9/10/14 with time unspecified
Made it to Terceira island! I was picked up by Paulo, my second AirBNB experience. When I walked out of the airport, I saw a young man who had searching eyes and I asked if he was Paulo. He said yes. Unfortunately, he was not my Paulo, but he was Paulo nonetheless. He told me that he left his glasses on Sao Jorge and his father had found a woman flying to Terceira who was going to deliver his glasses. He was a bit disappointed that I did not have his glasses.
The right Paulo showed up and I liked him from the start. More on the quiet side, his home is beyond old with stone floors and unique architecture. His artwork hangs on the walls and lamps he's made from tidbits he's found adorn the house. Lucy, the cat is a lover as is the dog Chika with one eye.
My living quarters in Terceira, adorned with some of Paulo's original artwork and light fixtures, including the lamp bedside made from an old kitchen scale.
Paulo grows his own coffee at home.
Paulo showed me around town, including a beautiful garden area where we sat for a coffee and good conversation. Later we had dinner at Quinta dos Açores, which included delicious ice cream for dessert.
Exploring cannons and craters on Monte Brasil that overlooks the city of Angra do Heroísmo on Terceira.
My Queijada da Graciosa ice cream, with bits of yummy cinnamony pastry as found in the famous pastries from Graciosa island.
Tomorrow I fly back to Lisboa but once again, I wish I was staying . . .
9/12/14 at 0122 (Lisbon time)
Last night in Lisbon and feeling overly emotional, exhausted, tired . . its officially my first poor experience with AirBNB and I'm finding myself wishing I was with friends, old or new, or a welcoming family. I'm looking forward to flying to a new place.
9/12/14 at 1023 (Lisbon time)
Waiting to board and realized I forgot to send out two postcards! I am quite far from the post office that is in the airport. When I asked two United Airways employees where I might find a dropbox, they offered to drop the postcards for me. I'm not even flying United . . . now I feel like I need to fly with them next time!!

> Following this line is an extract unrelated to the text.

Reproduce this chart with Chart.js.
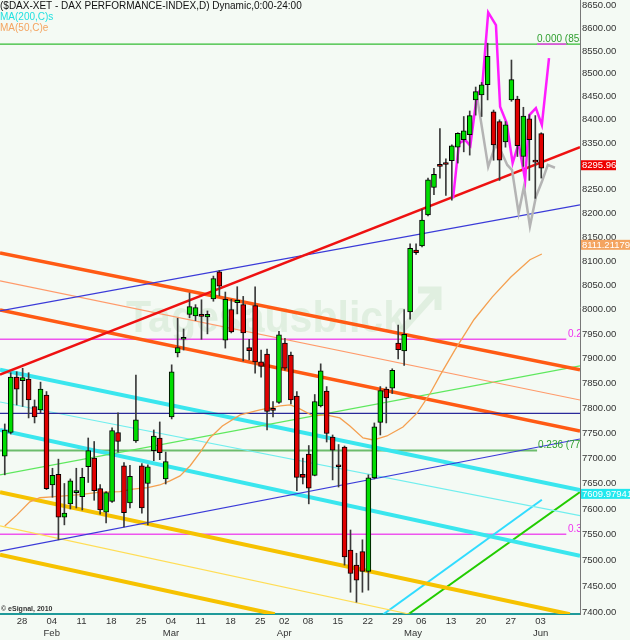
<!DOCTYPE html>
<html>
<head>
<meta charset="utf-8">
<script src="https://cdn.jsdelivr.net/npm/chart.js@4.4.0/dist/chart.umd.min.js"></script>
<style>
  html, body { margin: 0; padding: 0; background: #f4faf4; }
  canvas { display: block; }
</style>
</head>
<body>
<canvas id="dax" width="630" height="640"></canvas>
<script>
// trading-day index: 0 = Mon 28 Jan 2013, first candle is index -2
const firstDay = -2;

const opens = [
  7704, 7751, 7862, 7855, 7858, 7803, 7796, 7826, 7647, 7668,
  7584, 7610, 7632, 7624, 7683, 7700, 7640, 7594, 7615, 7751,
  7685, 7612, 7734, 7685, 7650, 7715, 7740, 7659, 7782, 7911,
  7939, 7990, 7987, 7990, 7985, 8022, 8078, 7937, 8000, 8014,
  8010, 7922, 8008, 7893, 7909, 7797, 7811, 7931, 7907, 7824,
  7668, 7708, 7666, 7804, 7834, 7742, 7685, 7722, 7520, 7491,
  7517, 7479, 7661, 7771, 7838, 7840, 7931, 7915, 7995, 8123,
  8132, 8197, 8255, 8302, 8306, 8312, 8341, 8357, 8368, 8443,
  8454, 8476, 8417, 8396, 8352, 8443, 8445, 8321, 8402, 8313,
  8370,
];
const highs = [
  7768, 7871, 7873, 7880, 7871, 7816, 7852, 7833, 7680, 7698,
  7650, 7659, 7680, 7680, 7740, 7733, 7648, 7634, 7760, 7790,
  7691, 7686, 7866, 7689, 7687, 7756, 7772, 7712, 7887, 7982,
  7960, 8034, 8010, 8020, 7997, 8069, 8081, 8036, 8021, 8047,
  8027, 7939, 8047, 7917, 7919, 7813, 7955, 7941, 7913, 7833,
  7700, 7725, 7827, 7889, 7843, 7746, 7727, 7724, 7559, 7514,
  7540, 7667, 7770, 7843, 7842, 7879, 7968, 8000, 8136, 8136,
  8209, 8275, 8296, 8381, 8316, 8346, 8372, 8407, 8419, 8471,
  8481, 8567, 8421, 8400, 8396, 8530, 8451, 8427, 8411, 8409,
  8372,
];
const lows = [
  7667, 7748, 7806, 7803, 7780, 7770, 7790, 7638, 7623, 7540,
  7569, 7600, 7602, 7598, 7652, 7617, 7590, 7573, 7613, 7712,
  7565, 7602, 7731, 7592, 7569, 7695, 7697, 7649, 7778, 7903,
  7917, 7983, 7977, 7939, 7950, 8017, 8028, 7921, 7952, 7991,
  7895, 7897, 7870, 7862, 7756, 7782, 7809, 7876, 7808, 7636,
  7649, 7610, 7665, 7802, 7732, 7657, 7643, 7491, 7439, 7420,
  7439, 7443, 7659, 7746, 7770, 7829, 7899, 7886, 7980, 8114,
  8130, 8195, 8240, 8275, 8238, 8228, 8307, 8331, 8324, 8410,
  8407, 8443, 8313, 8270, 8341, 8440, 8321, 8300, 8270, 8232,
  8275,
];
const closes = [
  7756, 7862, 7838, 7861, 7816, 7782, 7838, 7640, 7666, 7584,
  7592, 7655, 7636, 7662, 7715, 7636, 7598, 7632, 7755, 7733,
  7593, 7664, 7776, 7602, 7683, 7744, 7711, 7693, 7873, 7922,
  7943, 8006, 8004, 7986, 7990, 8064, 8048, 8021, 7954, 8019,
  7952, 7916, 7893, 7884, 7793, 7795, 7948, 7880, 7816, 7662,
  7662, 7641, 7813, 7875, 7749, 7716, 7683, 7507, 7475, 7462,
  7479, 7661, 7762, 7835, 7820, 7876, 7918, 7949, 8127, 8118,
  8186, 8271, 8283, 8300, 8304, 8344, 8371, 8376, 8409, 8461,
  8476, 8538, 8346, 8313, 8389, 8487, 8344, 8408, 8357, 8309,
  8296,
];

// MA(50) trace
const maIdx = [-2.0, 0, 2.2, 3.9, 6.4, 10.6, 14.0, 17.3, 19.5, 22.0, 24.0, 25.7, 27.4, 29.1, 30.8, 32.4, 34.5, 37.5, 40.8,
  44.2, 45.9, 47.5, 49.7, 51.9, 54.2, 55.9, 58.1, 59.8, 62.1, 64.8, 67.2, 69.4, 71.0, 73.5, 76.7, 79.8, 82.9, 86.1, 88.1];
const maVal = [7567, 7588, 7614, 7622, 7624, 7628, 7633, 7634, 7639, 7642, 7647, 7655, 7665, 7685, 7712, 7740, 7764, 7786, 7796,
  7804, 7806, 7798, 7784, 7786, 7780, 7764, 7740, 7736, 7744, 7762, 7790, 7830, 7865, 7917, 7979, 8026, 8067, 8103, 8115];

// projections
const projIdx = [73.2, 74.2, 75.2, 76.1, 77.2, 78.1, 79.1, 80.4, 81.1, 82.2, 83.2, 84.2, 85.3, 86.0, 87.1, 88.1, 89.3];
const projVal = [8232, 8349, 8357, 8344, 8452, 8473, 8635, 8607, 8428, 8393, 8307, 8349, 8271, 8410, 8425, 8389, 8534];
const mirrorIdx = [77.2, 79.1, 80.3, 81.3, 82.3, 83.1, 84.2, 85.1, 86.1, 87.1, 88.1, 89.1, 90.3];
const mirrorVal = [8452, 8299, 8345, 8331, 8303, 8292, 8201, 8257, 8173, 8235, 8267, 8303, 8297];

// trendlines [index, price]
const orangeUpper = [[-2.8, 8117], [94.5, 7877]];
const salmonThin = [[-2.8, 8059], [94.5, 7816]];
const orangeLower = [[-2.8, 7999], [94.5, 7754]];
const blueUpper = [[-2.8, 7997], [94.5, 8218]];
const blueLower = [[-2.8, 7518], [94.5, 7738]];
const redTrend = [[-2.8, 7867], [94.5, 8341]];
const greenThin = [[-2.8, 7667], [94.5, 7885]];
const cyanUpper = [[-2.8, 7877], [94.5, 7637]];
const cyanLower = [[-2.8, 7756], [94.5, 7509]];
const cyanThin = [[-2.8, 7812], [94.5, 7587]];
const goldUpper = [[-2.8, 7633], [92.8, 7397]];
const goldThin = [[-2.8, 7567], [66.0, 7397]];
const goldLower = [[-2.8, 7511], [43.3, 7397]];
const cyanRise = [[61.5, 7397], [88.1, 7618]];
const greenRise = [[65.7, 7397], [94.5, 7633]];

// horizontal levels
const fibTop = 8565;
const fib20 = 7939;
const fib236 = 7715;
const fib30 = 7551;
const blueLevel = 7789;

const lastClose = 8295.96;
const lastMa50 = 8111.21179;
const lastMa200 = 7609.97941;

const weekTicks = [0, 5, 10, 15, 20, 25, 30, 35, 40, 44, 48, 53, 58, 63, 67, 72, 77, 82, 87];
const weekLabels = ['28', '04', '11', '18', '25', '04', '11', '18', '25', '02', '08', '15', '22', '29', '06', '13', '20', '27', '03'];
const monthTicks = [5, 25, 44, 65.6, 87];
const monthLabels = ['Feb', 'Mar', 'Apr', 'May', 'Jun'];
const yTicks = [7400, 7450, 7500, 7550, 7600, 7650, 7700, 7750, 7800, 7850, 7900, 7950, 8000,
  8050, 8100, 8150, 8200, 8250, 8300, 8350, 8400, 8450, 8500, 8550, 8600, 8650];

const xMin = -2.8, xMax = 94.5;
const yMin = 7397.5, yMax = 8662.7;
const labelShift = 0.88;
const FONT = 'Liberation Sans';

const days = opens.map((_, k) => firstDay + k);

function pts(arr) {
  return arr.map((p) => ({ x: p[0], y: p[1] }));
}
function zipPts(xs, ys) {
  return xs.map((x, k) => ({ x: x, y: ys[k] }));
}
function seg(data, color, width, order) {
  return {
    type: 'line',
    data: data,
    borderColor: color,
    borderWidth: width,
    pointRadius: 0,
    fill: false,
    tension: 0,
    clip: 0,
    order: order,
  };
}

// x tick list with labels
const xTickMap = new Map();
weekTicks.forEach((d, k) => {
  const m = monthTicks.indexOf(d);
  xTickMap.set(d + labelShift, m >= 0 ? [weekLabels[k], monthLabels[m]] : weekLabels[k]);
});
monthTicks.forEach((d, k) => {
  if (weekTicks.indexOf(d) < 0) xTickMap.set(d + labelShift, ['', monthLabels[k]]);
});

const bodyColors = days.map((_, k) => (closes[k] >= opens[k] ? '#00dd00' : '#e00000'));

const datasets = [
  {
    type: 'bar',
    data: days.map((d, k) => ({ x: d, y: [Math.min(opens[k], closes[k]), Math.max(opens[k], closes[k])] })),
    backgroundColor: bodyColors,
    borderColor: '#000',
    borderWidth: 1,
    borderSkipped: false,
    barThickness: 5,
    minBarLength: 2,
    grouped: false,
    order: 0,
  },
  {
    type: 'bar',
    data: days.map((d, k) => ({ x: d, y: [lows[k], highs[k]] })),
    backgroundColor: '#3a3a3a',
    barThickness: 1,
    grouped: false,
    order: 1,
  },
  seg(zipPts(projIdx, projVal), '#ff1cff', 2.5, 2),
  seg(zipPts(mirrorIdx, mirrorVal), '#b4b4b4', 2.5, 3),
  seg(zipPts(maIdx, maVal), '#f5a050', 1.3, 4),
  seg(pts(redTrend), '#ee1111', 2.5, 5),
  seg(pts(blueUpper), '#3a3ad8', 1.2, 6),
  seg(pts(blueLower), '#3a3ad8', 1.2, 6),
  seg(pts([[xMin, blueLevel], [xMax, blueLevel]]), '#2a2a9a', 1.2, 6),
  seg(pts(orangeUpper), '#ff5a14', 3.5, 7),
  seg(pts(orangeLower), '#ff5a14', 3.5, 7),
  seg(pts(salmonThin), '#ff9a6a', 1.2, 7),
  seg(pts(greenThin), '#5ee85e', 1.2, 8),
  seg(pts(cyanUpper), '#3ae6ee', 4, 9),
  seg(pts(cyanLower), '#3ae6ee', 4, 9),
  seg(pts(cyanThin), '#70eeee', 1.2, 9),
  seg(pts(goldUpper), '#f6c200', 4, 10),
  seg(pts(goldLower), '#f6c200', 4, 10),
  seg(pts(goldThin), '#ffdd55', 1.2, 10),
  seg(pts(cyanRise), '#30dcff', 2, 11),
  seg(pts(greenRise), '#22cc00', 2, 11),
  seg(pts([[87.3, fibTop], [92.2, fibTop]]), '#ee44ee', 1.5, 12),
  seg(pts([[xMin, fibTop], [xMax, fibTop]]), '#33bb33', 1.2, 13),
  seg(pts([[xMin, fib20], [92.2, fib20]]), '#ee55ee', 1.5, 13),
  seg(pts([[xMin, fib30], [92.2, fib30]]), '#ee55ee', 1.5, 13),
  seg(pts([[xMin, fib236], [87.3, fib236]]), '#6cbc6c', 2, 13),
];

const backdrop = {
  id: 'backdrop',
  beforeDraw(c) {
    const ctx = c.ctx;
    ctx.save();
    ctx.fillStyle = '#f4faf4';
    ctx.fillRect(0, 0, c.width, c.height);
    ctx.restore();
  },
  beforeDatasetsDraw(c) {
    const ctx = c.ctx;
    ctx.save();
    ctx.font = 'bold 44px "' + FONT + '"';
    ctx.fillStyle = 'rgba(196, 222, 196, 0.4)';
    ctx.textBaseline = 'alphabetic';
    ctx.fillText('Tagesausblick', 126, 332, 280);
    ctx.strokeStyle = 'rgba(196, 222, 196, 0.4)';
    ctx.lineWidth = 7;
    ctx.beginPath();
    ctx.moveTo(402, 330);
    ctx.lineTo(436, 292);
    ctx.moveTo(418, 290);
    ctx.lineTo(438, 290);
    ctx.lineTo(438, 310);
    ctx.stroke();
    ctx.restore();
  },
};

const overlay = {
  id: 'overlay',
  afterDatasetsDraw(c) {
    const ctx = c.ctx;
    const area = c.chartArea;
    const ys = c.scales.y;
    ctx.save();
    ctx.textBaseline = 'middle';
    ctx.font = '10px "' + FONT + '"';
    ctx.fillStyle = '#111';
    ctx.fillText('($DAX-XET - DAX PERFORMANCE-INDEX,D) Dynamic,0:00-24:00', 0, 6);
    ctx.fillStyle = '#22e0e0';
    ctx.fillText('MA(200,C)s', 0, 17);
    ctx.fillStyle = '#f4a460';
    ctx.fillText('MA(50,C)e', 0, 28);

    ctx.font = 'bold 7px "' + FONT + '"';
    ctx.fillStyle = '#333';
    ctx.fillText('\u00a9 eSignal, 2010', 1, 609);

    ctx.beginPath();
    ctx.rect(area.left, area.top, area.right - area.left, area.bottom - area.top);
    ctx.clip();
    ctx.font = '10px "' + FONT + '"';
    ctx.fillStyle = '#ee33ee';
    ctx.fillText('0.236', area.right - 12, ys.getPixelForValue(fib20) - 5);
    ctx.fillText('0.382', area.right - 12, ys.getPixelForValue(fib30) - 5);
    ctx.fillStyle = '#2f9f2f';
    ctx.fillText('0.236 (7714.82)', area.right - 42, ys.getPixelForValue(fib236) - 5);
    ctx.fillText('0.000 (8557.86)', area.right - 43, ys.getPixelForValue(fibTop) - 5);
    ctx.restore();
  },
  afterDraw(c) {
    const ctx = c.ctx;
    const ys = c.scales.y;
    const x0 = c.chartArea.right;
    const tags = [
      { v: lastClose, text: lastClose.toFixed(2), bg: '#ee0000', w: 35, dy: -3 },
      { v: lastMa50, text: String(lastMa50), bg: '#f4a460', w: 50, dy: -11 },
      { v: lastMa200, text: String(lastMa200), bg: '#22e8ee', w: 50, dy: -10 },
    ];
    ctx.save();
    ctx.font = '9.5px "' + FONT + '"';
    ctx.textBaseline = 'middle';
    tags.forEach((t) => {
      const y = ys.getPixelForValue(t.v) + t.dy;
      ctx.fillStyle = t.bg;
      ctx.fillRect(x0 + 1, y - 5, t.w, 10);
      ctx.fillStyle = '#fff';
      ctx.fillText(t.text, x0 + 2, y + 0.5);
    });
    ctx.restore();
  },
};

new Chart(document.getElementById('dax'), {
  type: 'bar',
  data: { datasets: datasets },
  options: {
    responsive: false,
    animation: false,
    events: [],
    layout: { padding: 0 },
    plugins: { legend: { display: false }, tooltip: { enabled: false } },
    scales: {
      x: {
        type: 'linear',
        min: xMin,
        max: xMax,
        offset: false,
        grid: { display: false, drawTicks: false, offset: false },
        border: { display: true, color: '#1f9a9a', width: 2 },
        afterBuildTicks: (s) => {
          s.ticks = Array.from(xTickMap.keys()).map((v) => ({ value: v }));
        },
        afterFit: (s) => {
          s.height = 26;
          s.paddingLeft = 0;
          s.paddingRight = 0;
        },
        ticks: {
          autoSkip: false,
          maxRotation: 0,
          padding: 2,
          color: '#333',
          font: { family: FONT, size: 9.5 },
          callback: (v) => xTickMap.get(v),
        },
      },
      y: {
        type: 'logarithmic',
        position: 'right',
        min: yMin,
        max: yMax,
        grid: { display: false, drawTicks: false },
        border: { display: true, color: '#777', width: 1 },
        afterBuildTicks: (s) => {
          s.ticks = yTicks.map((v) => ({ value: v }));
        },
        afterFit: (s) => {
          s.width = 50;
          s.paddingTop = 0;
          s.paddingBottom = 0;
        },
        ticks: {
          autoSkip: false,
          padding: 2,
          color: '#333',
          font: { family: FONT, size: 9.5 },
          callback: (v) => Number(v).toFixed(2),
        },
      },
    },
  },
  plugins: [backdrop, overlay],
});
</script>
</body>
</html>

A handful of more photos from my time in the islands . . .
Capote artwork upon the walls of Horta. A capote was a cape the young women from the islands would wear to cover themselves when going out, usually electric blue in color and supported with whale bone. Many on the islands told me it was so the girls did not have to do up their hair or make-up, take care of what they needed to, then return to their homes.
Cows . . . love 'em, even if they don't have the big horns that get me all excited.

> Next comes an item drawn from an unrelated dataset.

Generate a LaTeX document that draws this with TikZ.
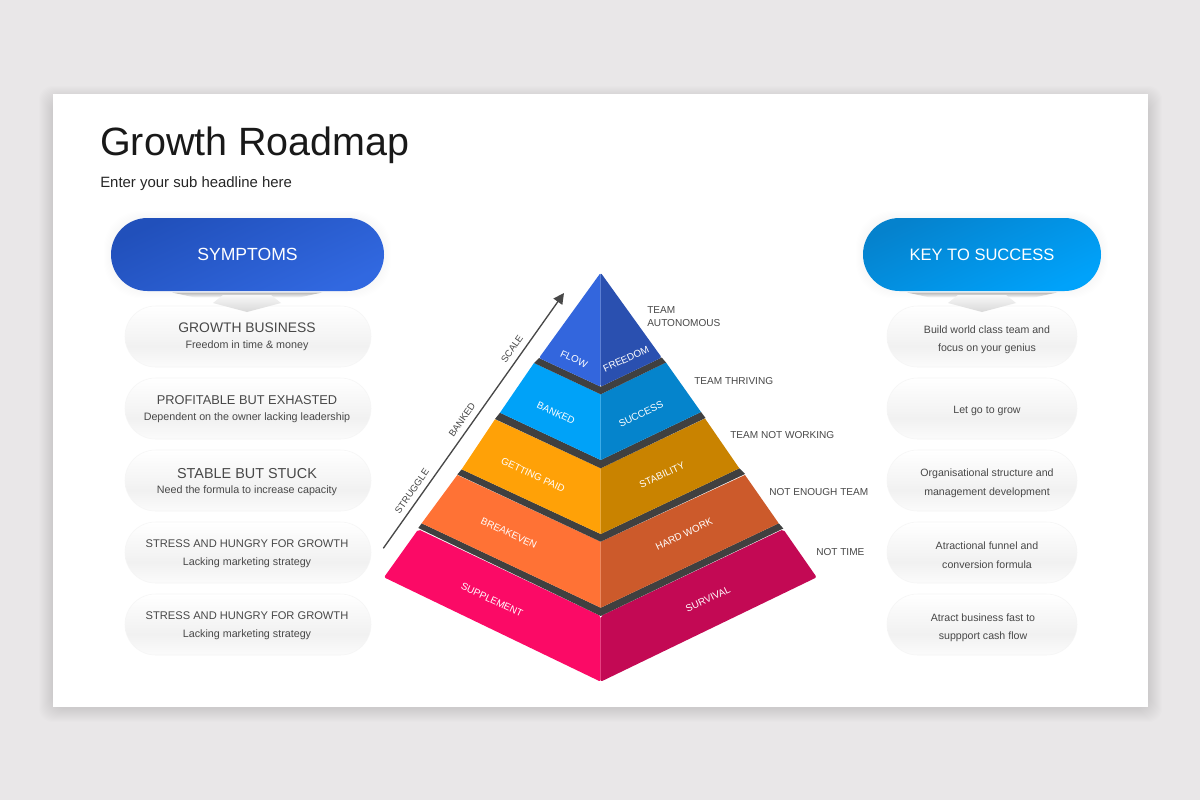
\documentclass[tikz,border=0pt]{standalone}
\usepackage{fontspec}
\setmainfont{Liberation Sans}
\usetikzlibrary{shapes.misc,arrows.meta}
\definecolor{bgc}{HTML}{E9E7E8}
\definecolor{ink}{HTML}{484848}
\definecolor{bandc}{HTML}{404040}
\definecolor{pa}{HTML}{FBFBFB}
\definecolor{pb}{HTML}{F1F1F1}
\definecolor{symA}{HTML}{2150BB}
\definecolor{symB}{HTML}{3168E0}
\definecolor{keyA}{HTML}{0582CD}
\definecolor{keyB}{HTML}{00A2FA}
\definecolor{fa}{HTML}{3366DD}\definecolor{fb}{HTML}{2A50B0}
\definecolor{ga}{HTML}{00A2F8}\definecolor{gb}{HTML}{0584CC}
\definecolor{ha}{HTML}{FFA107}\definecolor{hb}{HTML}{C98300}
\definecolor{ia}{HTML}{FF7235}\definecolor{ib}{HTML}{CC5A2B}
\definecolor{ja}{HTML}{FB0A66}\definecolor{jb}{HTML}{C30954}
\pgfdeclareverticalshading{pillshade}{100bp}{color(0bp)=(white);color(25bp)=(pa);color(42bp)=(pb);color(75bp)=(white);color(100bp)=(white)}
\newcommand{\fs}[1]{\fontsize{#1}{#1}\selectfont}
\tikzset{
  x=0.75pt,y=-0.75pt,
  pill/.style={rounded rectangle,draw=black!4,line width=0.4pt,shade,shading=pillshade,minimum height=45.75pt,inner sep=0pt},
  leftpill/.style={pill,minimum width=184.5pt},
  rightpill/.style={pill,minimum width=142.5pt},
  header/.style={rounded rectangle,minimum height=54.75pt,inner sep=0pt,text=white},
  lab/.style={inner sep=0pt,text=ink},
  head/.style={lab,yshift=-0.75pt,font=\fs{10.4}},
  sub/.style={lab,yshift=-0.75pt,font=\fs{8.05}},
  rtxt/.style={lab,yshift=-0.75pt,font=\fs{7.95}},
  side/.style={lab,anchor=west,font=\fs{7.55}},
  onface/.style={inner sep=0pt,text=white,font=\fs{7.4}},
  climb/.style={lab,rotate=55,font=\fs{7.1}},
  faceL/.style={rotate=-25},
  faceR/.style={rotate=25},
  bandf/.style={fill=bandc},
}
\begin{document}
\begin{tikzpicture}
\useasboundingbox (0,0) rectangle (1200,800);
\fill[bgc] (0,0) rectangle (1200,800);
% slide
\foreach \i in {1,...,14}{
  \fill[black,opacity=0.007,rounded corners=10pt] (53-\i,100-\i) rectangle (1148+\i,708+\i);
}
\fill[white] (53,94) rectangle (1148,707);
% title
\node[anchor=base west,inner sep=0pt,text=black!90,font=\fs{29.6}] (title) at (100,155) {Growth Roadmap};
\node[anchor=base west,inner sep=0pt,text=black!85,font=\fs{11.2}] (subtitle) at (100,187) {Enter your sub headline here};
% header glows
\foreach \i in {1,...,7}{
  \fill[black,opacity=0.004,rounded corners=27pt] (111-\i,218-\i) rectangle (384+\i,291+\i);
  \fill[black,opacity=0.004,rounded corners=27pt] (863-\i,218-\i) rectangle (1101+\i,291+\i);
}
% pills
\foreach \n/\yy in {a/336.5,b/408.5,c/480.5,d/552.5,e/624.5}{
  \node[leftpill] (L\n) at (248,\yy) {};
}
\foreach \n/\yy in {a/336.5,b/408.5,c/480.5,d/552.5,e/624.5}{
  \node[rightpill] (R\n) at (982,\yy) {};
}
% header arrows
\foreach \c in {247,982}{
  \shade[top color=black!28,bottom color=white] (\c-75,292.5) -- (\c+75,292.5) -- (\c+52,297.5) -- (\c-52,297.5) -- cycle;
  \shade[top color=black!3,bottom color=black!15] (\c-24,295) -- (\c+24,295) -- (\c+34,303) -- (\c,312) -- (\c-34,303) -- cycle;
}
% headers
\node[header,minimum width=204.75pt,top color=symA,bottom color=symB,shading angle=25,font=\fs{13.2}] (symptoms) at (247.5,254.5) {SYMPTOMS};
\node[header,minimum width=178.5pt,top color=keyA,bottom color=keyB,shading angle=25,font=\fs{12.4}] (keys) at (982,254.5) {KEY TO SUCCESS};
% left texts
\node[head] (t1) at (247,327) {GROWTH BUSINESS};
\node[sub] (s1) at (247,345) {Freedom in time \& money};
\node[head,font=\fs{9.6}] (t2) at (247,399) {PROFITABLE BUT EXHASTED};
\node[sub] (s2) at (247,417) {Dependent on the owner lacking leadership};
\node[head,font=\fs{10.8}] (t3) at (247,473) {STABLE BUT STUCK};
\node[sub] (s3) at (247,490) {Need the formula to increase capacity};
\node[head,font=\fs{8.35}] (t4) at (247,543) {STRESS AND HUNGRY FOR GROWTH};
\node[sub] (s4) at (247,562) {Lacking marketing strategy};
\node[head,font=\fs{8.35}] (t5) at (247,615) {STRESS AND HUNGRY FOR GROWTH};
\node[sub] (s5) at (247,634) {Lacking marketing strategy};
% right texts
\node[rtxt] (r1a) at (987,329) {Build world class team and};
\node[rtxt] (r1b) at (987,348) {focus on your genius};
\node[rtxt] (r2a) at (987,410) {Let go to grow};
\node[rtxt] (r3a) at (987,473) {Organisational structure and};
\node[rtxt] (r3b) at (987,492) {management development};
\node[rtxt] (r4a) at (987,545) {Atractional funnel and};
\node[rtxt] (r4b) at (987,564) {conversion formula};
\node[rtxt] (r5a) at (983,617) {Atract business fast to};
\node[rtxt] (r5b) at (983,636) {suppport cash flow};
% bottom tier
\fill[ja,rounded corners=1.5pt] (418.3,529.3) -- (384,577.3) -- (600.7,681.7) -- (600.7,616) -- cycle;
\fill[jb,rounded corners=1.5pt] (783.3,529.3) -- (816.7,577.3) -- (600.7,681.7) -- (600.7,616) -- cycle;
\fill[bandf] (421.7,523.3) -- (600.7,607.7) -- (778.7,523.3) -- (783.3,528.5) -- (600.7,616) -- (418.3,528) -- cycle;
% breakeven
\fill[ia] (457.3,475) -- (421.7,523.3) -- (600.7,607.7) -- (600.7,541.7) -- cycle;
\fill[ib] (745,475) -- (778.7,523.3) -- (600.7,607.7) -- (600.7,541.7) -- cycle;
\fill[bandf] (461.7,469.3) -- (600.7,534) -- (739.3,468.3) -- (745,474) -- (600.7,541.7) -- (457.3,474.5) -- cycle;
% getting paid
\fill[ha] (495,419.3) -- (461.7,469.3) -- (600.7,534) -- (600.7,468.3) -- cycle;
\fill[hb] (705,418.5) -- (739.3,468.3) -- (600.7,534) -- (600.7,468.3) -- cycle;
\fill[bandf] (500,412.7) -- (600.7,460) -- (701,412) -- (705.5,418) -- (600.7,468.3) -- (495,419) -- cycle;
% banked
\fill[ga] (534,363) -- (500,412.7) -- (600.7,460) -- (600.7,394.3) -- cycle;
\fill[gb] (666,362.5) -- (701,412) -- (600.7,460) -- (600.7,394.3) -- cycle;
\fill[bandf] (539,358) -- (600.7,386.7) -- (661.7,357.5) -- (666,362.5) -- (600.7,394.3) -- (534,363) -- cycle;
% flow
\fill[fa,rounded corners=1.5pt] (600.7,272.7) -- (539,358) -- (600.7,386.7) -- cycle;
\fill[fb,rounded corners=1.5pt] (600.7,272.7) -- (661.7,357.5) -- (600.7,386.7) -- cycle;
% face labels
\node[onface,faceL] (flow) at (574,359) {FLOW};
\node[onface,faceR] (freedom) at (626,359) {FREEDOM};
\node[onface,faceL] (banked) at (556,413) {BANKED};
\node[onface,faceR] (success) at (641,414) {SUCCESS};
\node[onface,faceL] (paid) at (533,475) {GETTING PAID};
\node[onface,faceR] (stability) at (662,475) {STABILITY};
\node[onface,faceL] (breakeven) at (509,533) {BREAKEVEN};
\node[onface,faceR] (hardwork) at (684,534) {HARD WORK};
\node[onface,faceL] (supplement) at (492,600) {SUPPLEMENT};
\node[onface,faceR] (survival) at (708,599) {SURVIVAL};
% side labels
\node[side] (s-a) at (647,310) {TEAM};
\node[side] (s-b) at (647,323) {AUTONOMOUS};
\node[side] (s-c) at (694,381) {TEAM THRIVING};
\node[side] (s-d) at (730,435) {TEAM NOT WORKING};
\node[side] (s-e) at (769,492) {NOT ENOUGH TEAM};
\node[side] (s-f) at (816,552) {NOT TIME};
% climb arrow
\coordinate (cs) at (383.3,548.3);
\coordinate (ce) at (564,293);
\draw[ink,line width=1pt,-{Triangle[length=8pt,width=8pt]}] (cs) -- (ce);
\node[climb] (scale) at (512,349) {SCALE};
\node[climb] (bank2) at (462,420) {BANKED};
\node[climb] (struggle) at (412,491) {STRUGGLE};
\end{tikzpicture}
\end{document}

Double rainbow on my last day in Pico!
Portuguese street art maintained a playful tone in the Açores.
Natural saltwater pools, about ten minutes from the Sao Roque hostel.
This cow was the sweetest, most curious cow I have come across. And ironically, I've come across a lot of cows. A lot.
In the misterios areas (each area a specific volcanic eruption creating new portions of Pico), you find a lot of wooded areas. I was informed that people from the Açores planted trees with strong roots so as to break up the hardened lava.
Traditional Portuguese mosaic streets were still present in the islands.